NIPS 2018
Sun Dec 2nd through Sat the 8th, 2018 at Palais des Congrès de Montréal
Reviewer 1
The paper addresses the group lasso problem where the groups have to be learned (rather than being pre-supplied). This problem is cast as a (continuous) bilevel optimisation problem and the optimisation problem addressed by an algorithm devised by the authors. Experiments on synthetic data are given and support the usefulness of the presented method. Groups are discrete features so the authors have to relax the problem by removing the integrality constraint on group membership indicator variables. We are not given an idea of how much is "lost" by relaxing, but given the difficulty of the original problem I have no objection to solving a relaxation of the original problem.
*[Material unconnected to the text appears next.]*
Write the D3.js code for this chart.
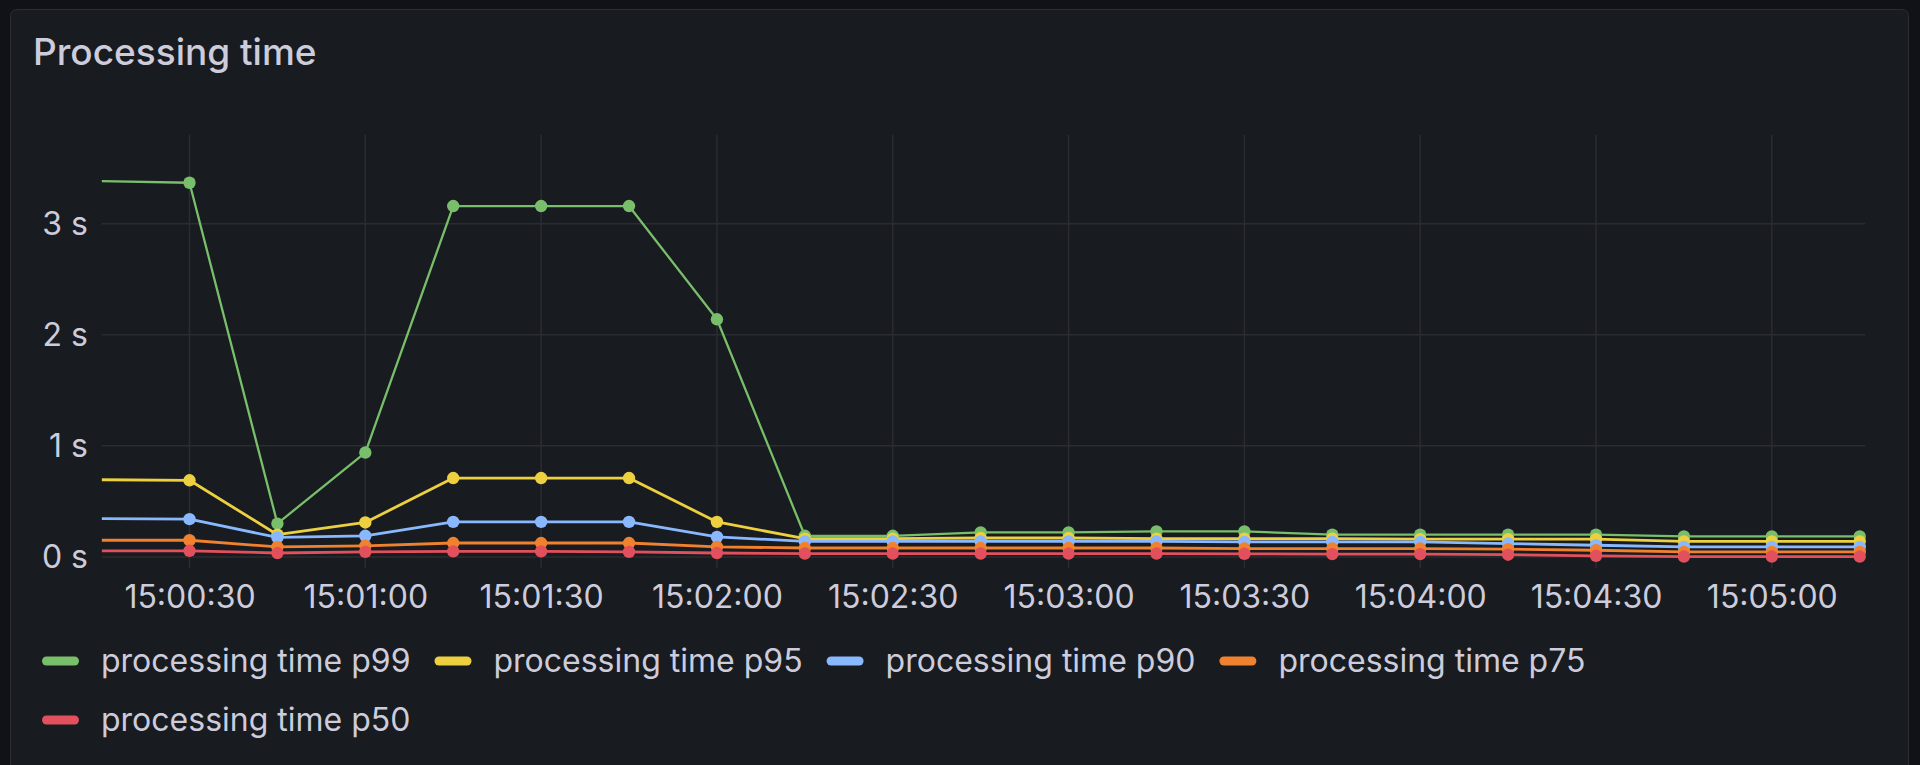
<!DOCTYPE html>
<html>
<head>
<meta charset="utf-8">
<script src="https://cdn.jsdelivr.net/npm/d3@7"></script>
<style>
  html, body { margin: 0; padding: 0; background: #111217; }
  svg { display: block; font-family: Inter, "Noto Sans", sans-serif; }
</style>
</head>
<body>
<div id="chart"></div>
<script>
const width = 1920, height = 765;

// sample times (HH:MM:SS, one every 15 s)
const times = ["15:00:15", "15:00:30", "15:00:45", "15:01:00", "15:01:15", "15:01:30", "15:01:45",
  "15:02:00", "15:02:15", "15:02:30", "15:02:45", "15:03:00", "15:03:15", "15:03:30", "15:03:45",
  "15:04:00", "15:04:15", "15:04:30", "15:04:45", "15:05:00", "15:05:15"];

// series values in seconds
const p99 = [3.385, 3.37, 0.30, 0.94, 3.16, 3.16, 3.16, 2.14, 0.19, 0.19, 0.22, 0.22, 0.23, 0.23, 0.20, 0.20, 0.20, 0.20, 0.185, 0.185, 0.185];
const p95 = [0.695, 0.69, 0.20, 0.31, 0.71, 0.71, 0.71, 0.315, 0.165, 0.165, 0.17, 0.17, 0.165, 0.165, 0.165, 0.16, 0.16, 0.16, 0.14, 0.14, 0.14];
const p90 = [0.345, 0.34, 0.175, 0.19, 0.315, 0.315, 0.315, 0.18, 0.14, 0.14, 0.14, 0.14, 0.14, 0.135, 0.135, 0.135, 0.12, 0.105, 0.09, 0.09, 0.09];
const p75 = [0.15, 0.15, 0.09, 0.10, 0.125, 0.125, 0.125, 0.09, 0.08, 0.08, 0.08, 0.08, 0.08, 0.075, 0.075, 0.075, 0.07, 0.06, 0.045, 0.045, 0.045];
const p50 = [0.055, 0.055, 0.035, 0.045, 0.05, 0.05, 0.045, 0.035, 0.03, 0.03, 0.03, 0.03, 0.03, 0.028, 0.025, 0.025, 0.02, 0.01, 0.003, 0.003, 0.003];

const seriesNames = ["processing time p99", "processing time p95", "processing time p90", "processing time p75", "processing time p50"];
const seriesValues = [p99, p95, p90, p75, p50];
const seriesColors = ["#79be6a", "#ecd03f", "#8ab8ff", "#f0812f", "#e2505d"];

// tick labels
const xTickLabels = ["15:00:30", "15:01:00", "15:01:30", "15:02:00", "15:02:30", "15:03:00", "15:03:30", "15:04:00", "15:04:30", "15:05:00"];
const yTickValues = [0, 1, 2, 3];

const parseTime = s => {
    const [h, m, sec] = s.split(":").map(Number);
    return new Date(2024, 0, 1, h, m, sec);
};

const textColor = "#ccccdc";
const gridColor = "#2a2c31";
const labelFont = "32px";

const svg = d3.select("#chart").append("svg").attr("width", width).attr("height", height);

// panel
svg.append("rect")
    .attr("x", 10.5).attr("y", 9.5)
    .attr("width", 1898).attr("height", 800)
    .attr("rx", 6)
    .attr("fill", "#181b1f")
    .attr("stroke", "#2a2d32");

svg.append("text")
    .attr("x", 33).attr("y", 65)
    .attr("fill", textColor)
    .style("font-size", "37px")
    .style("font-weight", 500)
    .text("Processing time");

const plot = { left: 101.6, right: 1865, top: 135, bottom: 568 };

const x = d3.scaleTime()
    .domain([parseTime("15:00:15"), new Date(parseTime("15:05:15").getTime() + 900)])
    .range([plot.left, plot.right]);

const y = d3.scaleLinear()
    .domain([-0.1, 3.8])
    .range([plot.bottom, plot.top]);

// grid
const grid = svg.append("g");
grid.selectAll(".hgrid")
    .data(yTickValues)
    .enter().append("line")
    .attr("x1", plot.left).attr("x2", plot.right)
    .attr("y1", d => y(d)).attr("y2", d => y(d))
    .attr("stroke", gridColor).attr("stroke-width", 1.5);

grid.selectAll(".vgrid")
    .data(xTickLabels.map(parseTime))
    .enter().append("line")
    .attr("x1", d => x(d)).attr("x2", d => x(d))
    .attr("y1", plot.top).attr("y2", plot.bottom)
    .attr("stroke", gridColor).attr("stroke-width", 1.5);

// axes
const yAxis = d3.axisLeft(y)
    .tickValues(yTickValues)
    .tickSize(0)
    .tickPadding(0)
    .tickFormat(d => d + " s");

svg.append("g")
    .attr("transform", "translate(88,0)")
    .call(yAxis)
    .call(g => g.select(".domain").remove())
    .call(g => g.selectAll("text")
        .attr("fill", textColor)
        .style("font-size", labelFont)
        .style("font-family", "Inter, 'Noto Sans', sans-serif"));

const xAxis = d3.axisBottom(x)
    .tickValues(xTickLabels.map(parseTime))
    .tickSize(0)
    .tickPadding(0)
    .tickFormat(d3.timeFormat("%H:%M:%S"));

svg.append("g")
    .attr("transform", "translate(0,582)")
    .call(xAxis)
    .call(g => g.select(".domain").remove())
    .call(g => g.selectAll("text")
        .attr("fill", textColor)
        .attr("dy", "0.8em")
        .style("font-size", labelFont)
        .style("font-family", "Inter, 'Noto Sans', sans-serif"));

// series
svg.append("clipPath").attr("id", "plotClip")
    .append("rect")
    .attr("x", plot.left).attr("y", plot.top - 10)
    .attr("width", plot.right - plot.left + 10).attr("height", plot.bottom - plot.top + 20);

const line = d3.line()
    .x(d => x(d.t))
    .y(d => y(d.v));

const pointR = 6.2;
const seriesG = svg.append("g").attr("clip-path", "url(#plotClip)");

seriesNames.forEach((name, i) => {
    const pts = times.map((t, j) => ({ t: parseTime(t), v: seriesValues[i][j] }));
    const g = seriesG.append("g");
    g.append("path")
        .datum(pts)
        .attr("d", line)
        .attr("fill", "none")
        .attr("stroke", seriesColors[i])
        .attr("stroke-width", i === 0 ? 2.3 : 2.8)
        .attr("stroke-linejoin", "round");
    g.selectAll("circle")
        .data(pts.filter(d => x(d.t) - pointR > plot.left))
        .enter().append("circle")
        .attr("cx", d => x(d.t))
        .attr("cy", d => y(d.v))
        .attr("r", pointR)
        .attr("fill", seriesColors[i]);
});

// legend
const legendRows = [[0, 1, 2, 3], [4]];
const rowY = [661, 720];
legendRows.forEach((row, r) => {
    let cx = 42;
    row.forEach(i => {
        const item = svg.append("g").attr("transform", `translate(${cx},${rowY[r]})`);
        item.append("rect")
            .attr("x", 0).attr("y", -4.5)
            .attr("width", 37).attr("height", 9)
            .attr("rx", 4.5)
            .attr("fill", seriesColors[i]);
        const t = item.append("text")
            .attr("x", 59)
            .attr("dy", "0.35em")
            .attr("fill", textColor)
            .style("font-size", labelFont)
            .text(seriesNames[i]);
        cx += 59 + t.node().getComputedTextLength() + 24;
    });
});
</script>
</body>
</html>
The paper is well-written (apart from many small errors - see below), the problem worth solving, the algorithm reasonable and the experimental results are positive. Using validation error to learn the groups is nice and straightforward. The empirical results given are also well chosen, particuarly the comparison with oracle GL. So I have difficulty in finding substantive criticisms of the paper. It's a typical NIPS submission: optimise to solve some machine learning problem. SMALL PROBLEMS 21: "a priori structure of the data". I found this confusing: what is a priori can not be found in the data. 25: we are only told later what \theta is so it is confusing here. 100: arbitrary -> arbitrarily 111: iterates -> iterations 135: the solve -> to solve 212: as less informative -> as uninformative 246,247: change to "... Q sufficiently permits reaching" 247: stress out -> stress 250: "Since a group ..." This sentence needs rewriting. Refs: Fix capitalisation: e.g. Lipschitz, Bregman AFTER DISCUSSION / FEEDBACK I remain positive about the paper!
Reviewer 2
The contributions of this paper consist in presenting a formulation for learning groups of variables in multitask linear prediction problems, and developing an optimization algorithm to solve the bilevel problem. The idea of learning group structure is not new. The authors mention other approaches in the literature, but do not compare with them. The formulation introduced by the authors is missing some discussion to make clear what is the meaning of the groups obtained in cases where there are few or only one task. Are all the zero variables put together in the same group? In addition, the group lasso penalty usually includes a factor on each group that is proportional to its size (see for example Meier et al. (2008) "The group lasso for logistic regression" JRSSSB). Missing this factor, it seems that the method might give preference to equal sized groups? The optimization algorithm and theoretical results are clearly written and sound. However, several optimization strategies have been used for solving problems like 3.1. The authors discuss some other approaches but I believe the motivation of why this new method is needed can be improved. Some of the details in the proof of Theorem 3.1 are referred to [2] but should be included for completeness. Numerical simulations and real data show the effectiveness of their method, but including other approaches for learning groups and prediction in multi-task learning can be included to make the contribution clearer. The real data example is brief. UPDATE: Thanks to the authors for their response. After reading the rebuttal letter, my questions have been clarified.
Reviewer 3
This is a strong paper that proposes a convincing solution to the open problem of selection of groups for group lasso. It proposes consistency guarantees (rates of convergence seem out of reach for such a difficult problem). The idea is to introduce a continuous relaxation of the mixed-integer problem, combined with recent results about bilevel optimization (Ochs et al.). Numerical experiments are convincing, even when the number of groups given as input overestimates the real number of groups. The paper opens a way to deal with a set of other losses and penalizations, which seems very promising. My only criticism is that the authors could do a comparison / parallel with relaxation techniques used for mixed-integer programming, since some heuristics used in this field might help or bring new ideas. I also wonder what would be the performance of a MIP solver directly applied to the problem, with the subproblem solved by an efficient convex solver, such a numerical comparison might motivate even further the approach of the paper.